Perencanaan Proyek Bermasalah
Menurut Raka, masalah dimulai dari tahap perencanaan. ASUD selaku PPK I, tidak melakukan evaluasi terhadap dokumen perencanaan teknis yang digunakan untuk pelelangan. Dokumen tersebut, yang berasal dari survei tahun 2019, digunakan tanpa pembaruan data kondisi eksisting. "Dokumen perencanaan tersebut langsung digunakan Pokja Dinas PUPR NTT untuk proses tender, tanpa pembaruan data kondisi eksisting," jelas Raka.
Setelah kontrak ditandatangani pada 18 Maret 2021, DW sebagai Direktur PT Kasih Sejati Perkasa malah membuat perjanjian subkontrak dengan pihak lain (KE) dengan nilai berbeda dari perjanjian awal. Hal ini menunjukkan adanya penyimpangan sejak awal pelaksanaan proyek.
Lebih lanjut, Raka menjelaskan bahwa pekerjaan fisik irigasi tidak sesuai spesifikasi teknis dan item pekerjaan dalam kontrak maupun adendum. Ketidaksesuaian ini semakin memperkuat dugaan adanya penyimpangan dalam pelaksanaan proyek.
Pengawasan yang Minim dan Bukti Ketidaksesuaian
SKM, selaku Konsultan Pengawas, dinilai lalai karena tidak melakukan verifikasi teknis yang akurat di lapangan. Meskipun demikian, SKM tetap membuat laporan bulanan progres pelaksanaan proyek secara kumulatif tanpa mencerminkan kondisi riil pekerjaan. Hal ini menunjukkan lemahnya pengawasan terhadap proyek tersebut.
Sementara itu, JG sebagai PPK II juga dinilai bertanggung jawab karena tidak pernah meninjau lokasi pekerjaan untuk memastikan pelaksanaan kontrak sesuai ketentuan. Meskipun demikian, JG tetap menandatangani dokumen serah terima pekerjaan (PHO), yang menyatakan proyek telah selesai 100 persen, padahal kenyataannya tidak demikian.
Raka menekankan bahwa backup data fisik 100 persen dari kontraktor tidak sesuai dengan addendum II dan tidak mencerminkan kondisi pekerjaan terpasang yang sebenarnya. Semua ini menunjukkan adanya kecurangan dan ketidaksesuaian dalam pelaksanaan proyek.
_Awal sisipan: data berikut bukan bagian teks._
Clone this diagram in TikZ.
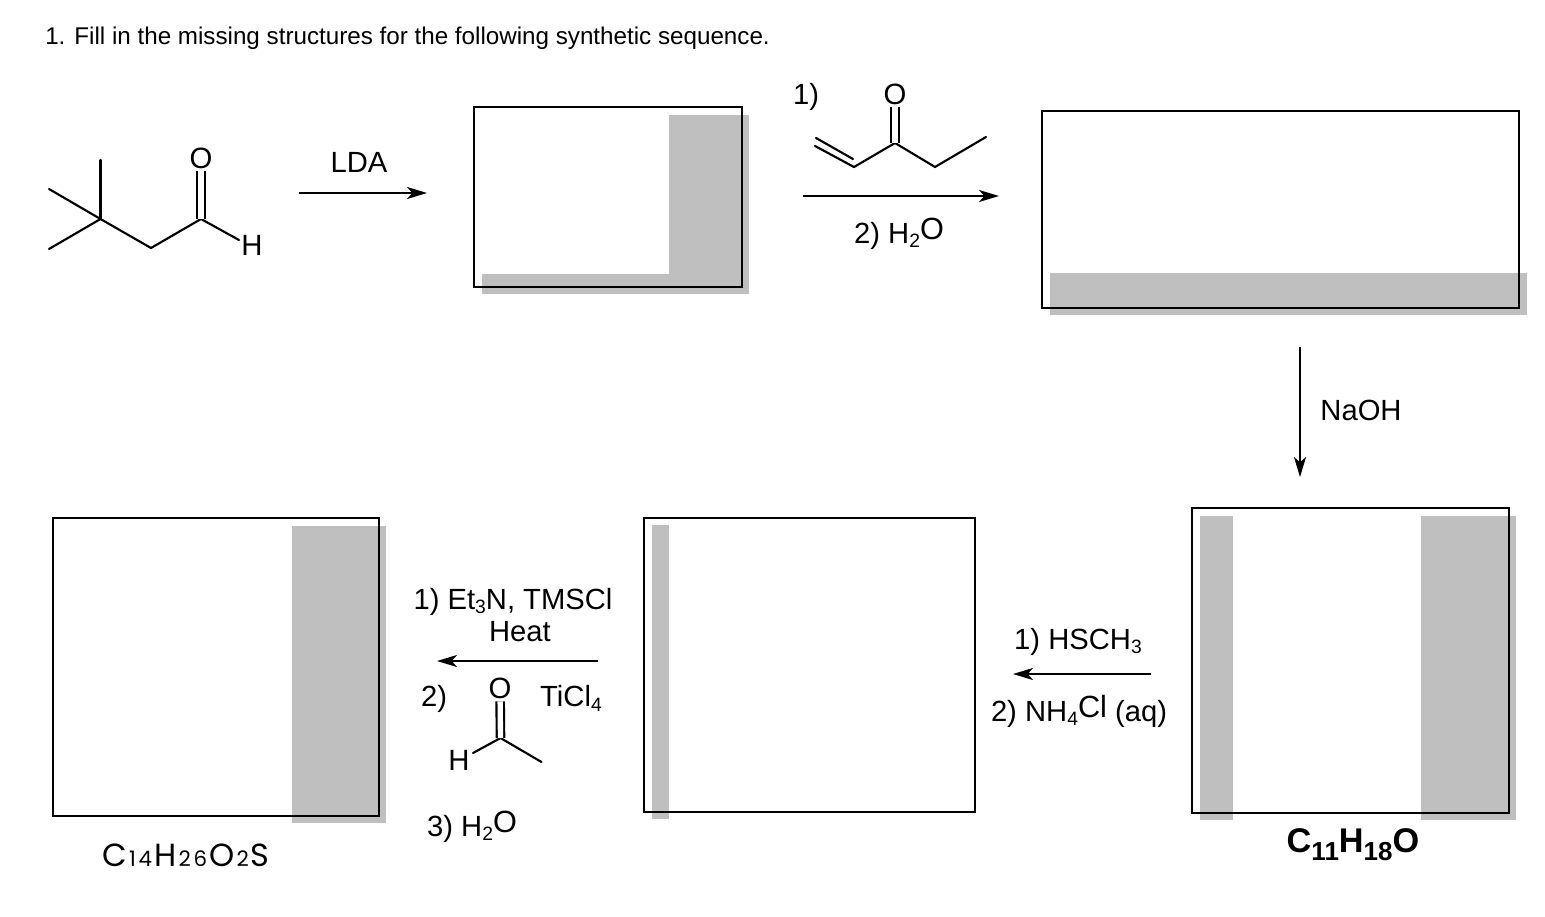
\documentclass[tikz,border=0pt]{standalone}
\usepackage{fontspec}
\setmainfont{Liberation Sans}
\newfontfamily\formulafont[LetterSpace=13]{Poppins}
\usetikzlibrary{arrows.meta}
\usetikzlibrary{positioning}
\definecolor{boxgray}{HTML}{BFBFBF}
\newcommand{\lowsub}[1]{\raisebox{-3pt}{\fontsize{14.5}{16}\selectfont #1}}
\newcommand{\upchar}[1]{\raisebox{2.5pt}{\fontsize{23}{24}\selectfont #1}}
\newcommand{\boldsub}[1]{\raisebox{-6pt}{\fontsize{19.5}{20}\selectfont #1}}
\newcommand{\flatsub}[1]{\kern1.6pt{\fontsize{16}{16}\selectfont #1}\kern1.6pt}

\begin{document}
\begin{tikzpicture}[
	x=0.75pt, y=-0.75pt,
	> = {Stealth[length=15pt,width=9pt,inset=4pt]},
	bond/.style = {line width=1.6pt, line cap=round},
	dblbond/.style = {line width=1.6pt, double, double distance=4pt, shorten >=1pt},
	rxn/.style = {->, line width=1.6pt},
	answer/.style = {draw=black, line width=1.6pt},
	shadow/.style = {fill=boxgray},
	lbl/.style = {inner sep=0pt, font=\fontsize{21.9}{24}\selectfont, align=center},
	atom/.style = {inner sep=1pt, font=\fontsize{22}{24}\selectfont}
	]
	\useasboundingbox (0,0) rectangle (1545,917);
	\fill[white] (0,0) rectangle (1545,917);

	\node[lbl, anchor=west, font=\fontsize{18.15}{22}\selectfont] (title) at (45,38) {1. Fill in the missing structures for the following synthetic sequence.};

	% answer boxes
	\fill[shadow] (669,115) rectangle (749,294);
	\fill[shadow] (482,274) rectangle (669,294);
	\draw[answer] (474,107) rectangle (742,287);

	\fill[shadow] (1050,273) rectangle (1527,315);
	\draw[answer] (1042,111) rectangle (1519,308);

	\fill[shadow] (1200,516) rectangle (1233,820);
	\fill[shadow] (1421,516) rectangle (1516,820);
	\draw[answer] (1192,508) rectangle (1509,813);

	\fill[shadow] (652,525) rectangle (669,819);
	\draw[answer] (644,518) rectangle (975,812);

	\fill[shadow] (292,526) rectangle (386,823);
	\draw[answer] (53,518) rectangle (379,816);

	% aldehyde
	\coordinate (@quat) at (100.5,219);
	\coordinate (@me1) at (100.5,160);
	\coordinate (@me2) at (49,189);
	\coordinate (@me3) at (49,249);
	\coordinate (@ch2) at (151,248);
	\coordinate (@cho) at (201,219);
	\coordinate (@choH) at (239,240);
	\node[atom] (oxoA) at (201,158) {O};
	\node[atom] (hydA) at (252,245) {H};
	\draw[bond] (@quat) -- (@me1);
	\draw[bond] (@quat) -- (@me2);
	\draw[bond] (@quat) -- (@me3);
	\draw[bond] (@quat) -- (@ch2) -- (@cho) -- (@choH);
	\draw[dblbond] (@cho) -- (oxoA);

	% enone
	\coordinate (@vin1) at (815,146);
	\coordinate (@vin2) at (854,167);
	\coordinate (@vin3) at (816,138);
	\coordinate (@vin4) at (853,159);
	\coordinate (@cok) at (895,143);
	\coordinate (@ch2b) at (935,167);
	\coordinate (@ch3b) at (986,137);
	\node[atom] (oxoB) at (895,94) {O};
	\draw[bond] (@vin1) -- (@vin2) -- (@cok) -- (@ch2b) -- (@ch3b);
	\draw[bond] (@vin3) -- (@vin4);
	\draw[dblbond] (@cok) -- (oxoB);

	% acetaldehyde
	\coordinate (@coa) at (500.5,738);
	\coordinate (@ch3c) at (541.5,762);
	\coordinate (@hbond) at (473,753);
	\node[atom] (oxoC) at (500,688) {O};
	\node[atom] (hydC) at (459,760) {H};
	\draw[bond] (@hbond) -- (@coa) -- (@ch3c);
	\draw[dblbond] (@coa) -- (oxoC);

	% reaction arrows
	\coordinate (@a1) at (299,193);
	\coordinate (@a2) at (427,193);
	\coordinate (@b1) at (803,196);
	\coordinate (@b2) at (999,196);
	\coordinate (@c1) at (1300,347);
	\coordinate (@c2) at (1300,477);
	\coordinate (@d1) at (1151,674);
	\coordinate (@d2) at (1013,674);
	\coordinate (@e1) at (598,661);
	\coordinate (@e2) at (437,661);
	\draw[rxn] (@a1) -- (@a2);
	\draw[rxn] (@b1) -- (@b2);
	\draw[rxn] (@c1) -- (@c2);
	\draw[rxn] (@d1) -- (@d2);
	\draw[rxn] (@e1) -- (@e2);

	% reagents
	\node[lbl] (lda) at (359,162) {LDA};
	\node[lbl] (stepB1) at (806,97) {1)};
	\node[lbl, anchor=base] (stepB2) at (899,243) {2) H\lowsub{2}\upchar{O}};
	\node[lbl] (naoh) at (1361,410) {NaOH};
	\node[lbl, anchor=base] (stepD1) at (1078,649) {1) HSCH\lowsub{3}};
	\node[lbl, anchor=base] (stepD2) at (1079,721) {2) NH\lowsub{4}\upchar{Cl} (aq)};
	\node[lbl, anchor=base] (stepE1) at (513,609) {1) Et\lowsub{3}N, TMSCl};
	\node[lbl, anchor=base] (stepE2) at (520,641) {Heat};
	\node[lbl, anchor=base] (stepE3) at (434,706) {2)};
	\node[lbl, anchor=base] (ticl) at (571,706) {TiCl\raisebox{-1pt}{\lowsub{4}}};
	\node[lbl, anchor=base] (stepE4) at (472,836) {3) H\lowsub{2}\upchar{O}};

	% formulas
	\node[lbl, anchor=base, font=\fontsize{25.7}{26}\bfseries\selectfont] (prodC) at (1353,852) {C\boldsub{11}H\boldsub{18}O};
	\node[lbl, anchor=base, font=\fontsize{24}{24}\formulafont\selectfont] (prodE) at (186,866) {C\flatsub{14}H\flatsub{26}O\flatsub{2}S};
\end{tikzpicture}
\end{document}
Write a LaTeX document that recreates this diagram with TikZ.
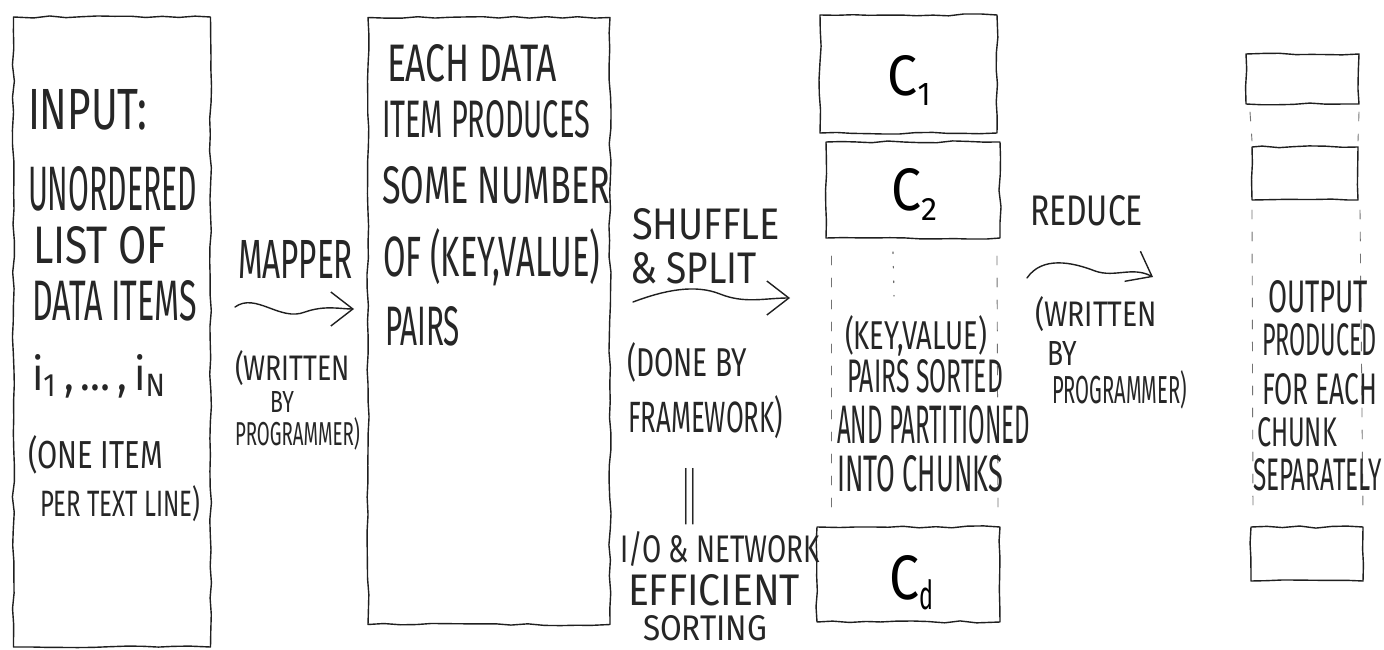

Kerugian Negara dan Dampaknya
Akibat perbuatan para tersangka, negara mengalami kerugian sebesar Rp2,3 miliar. Kerugian ini sangat disayangkan, mengingat proyek irigasi seharusnya mendukung sektor pertanian dan ketahanan pangan di Manggarai. Penyimpangan dalam pelaksanaan proyek ini berdampak pada kualitas infrastruktur irigasi dan berpotensi mengganggu produktivitas pertanian di wilayah tersebut.
Penetapan empat tersangka ini menjadi bukti keseriusan Kejati NTT dalam menangani kasus korupsi. Diharapkan, proses hukum akan berjalan dengan adil dan transparan, serta memberikan efek jera bagi pelaku korupsi di NTT.